Regina Crane, co-owner of All American Pets, which has two stores in Baltimore, added that manufacturer-provided coupons that help customers save money help get wet food into pet owners’ hands so they can experience the difference.
4 WAYS TO MAKE WET DIETS STAND OUT
To keep sales ringing in the wet pet food category, industry insiders offered four key merchandising techniques for independent pet product retailers.
1. Highlight unique and limited offerings
Some companies make “limited or seasonal” cans, which Nooga Paws in Chattanooga, Tenn., displays by the counter, said manager Caitlin Jones.
“This gives people who may not even think to pass the wet food aisles a chance to see a wet food can and ask questions,” she said.
Bill Shaner, managing partner and CEO at PetGuard in Sewickley, Pa., recommended dedicating an endcap or the store window to highlight popular or up-and-coming wet food lines and rotating it every month.
2. Rotate specials
“Run BOGO [buy one, get one] or Buy 2, Get 1 promos to entice customers to give it a try,” said Darrel Day, owner of Dog Gone Holistic, which has two stores in Florida. “This has been really effective for us when it comes to pouches.”
3. Offer samples
“Samples are a great tool to get a specific brand in the hands of the pet owner,” said Regina Crane, co-owner of All American Pets, which has two stores in Baltimore.
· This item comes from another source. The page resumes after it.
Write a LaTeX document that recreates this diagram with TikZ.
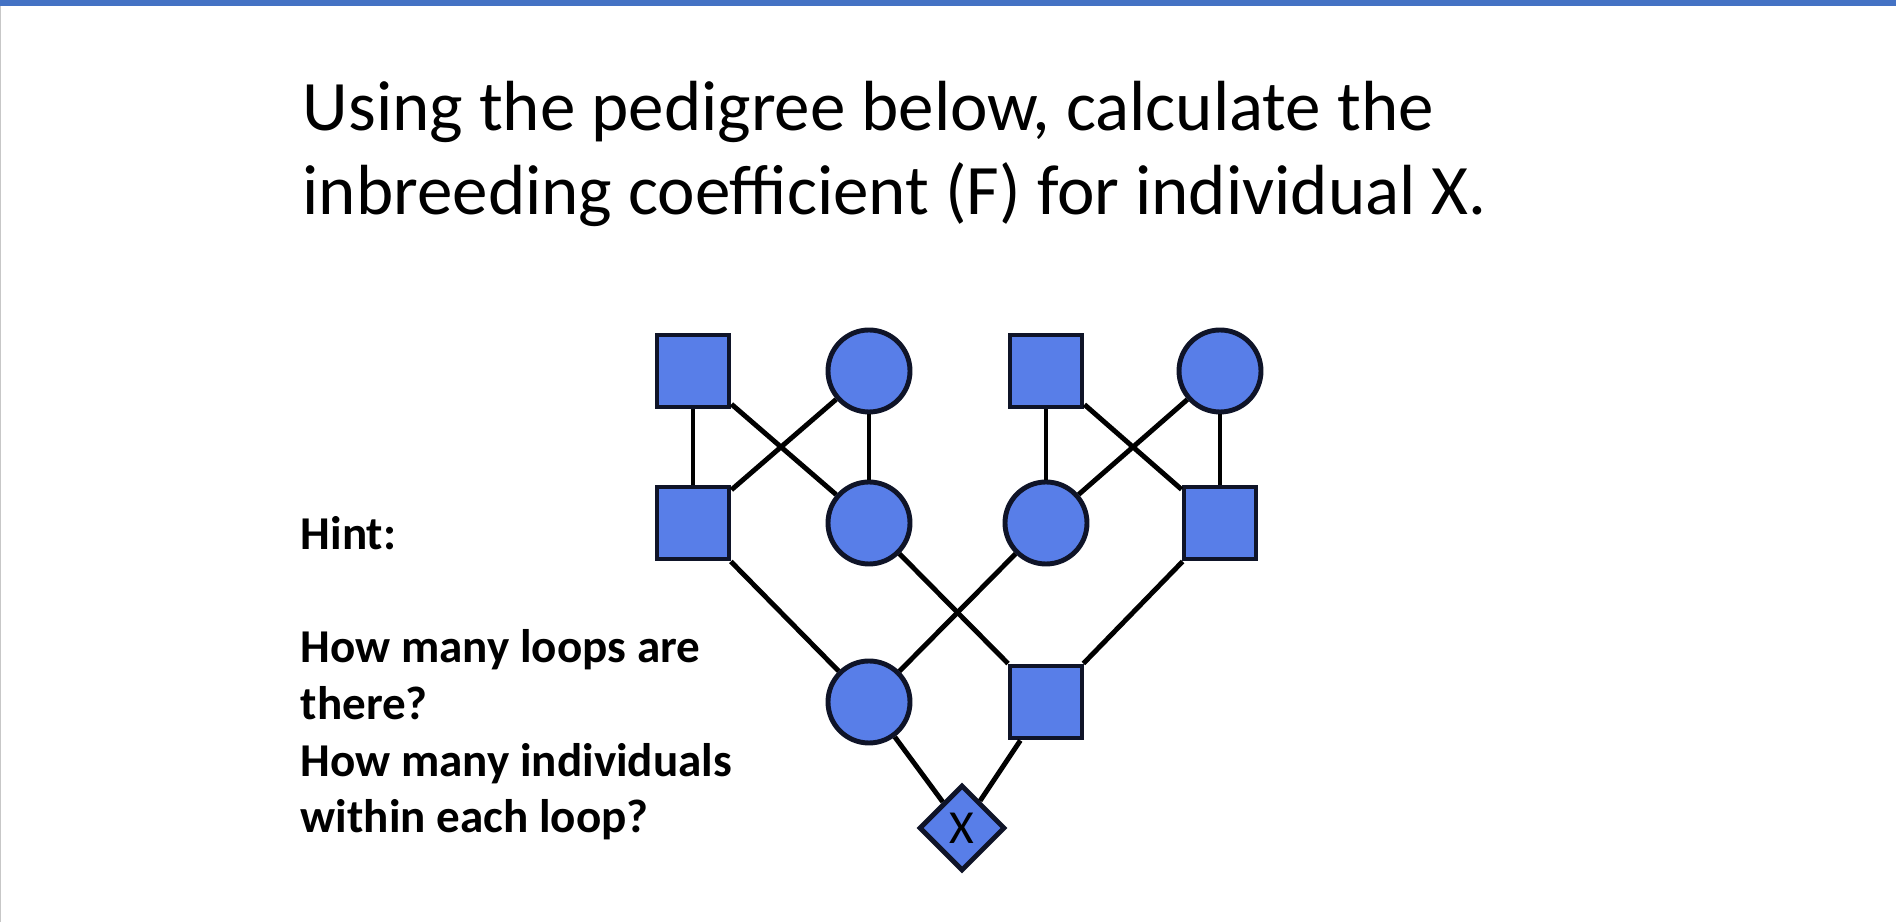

Day recommended getting free samples from the manufacturer’s rep or periodically just giving an interested customer a can to try.
4. Group products
“Dedicate an endcap to showcase products that share a common selling point, such as ‘Organic Certified’ or ‘Made in the USA,’” Shaner said. “Also, remember that wet foods are often purchased on impulse to add variety to a pet’s diet.”
Dog Gone Holistic displays a brand’s wet and kibble together for the add-on sale. The cans are displayed in an eye-level band around the store, which draws attention to them, Day explained.
Nooga Paws offers a canned food aisle beside the dry food wall and sometimes places cans with their kibble counterparts to increase customers’ awareness.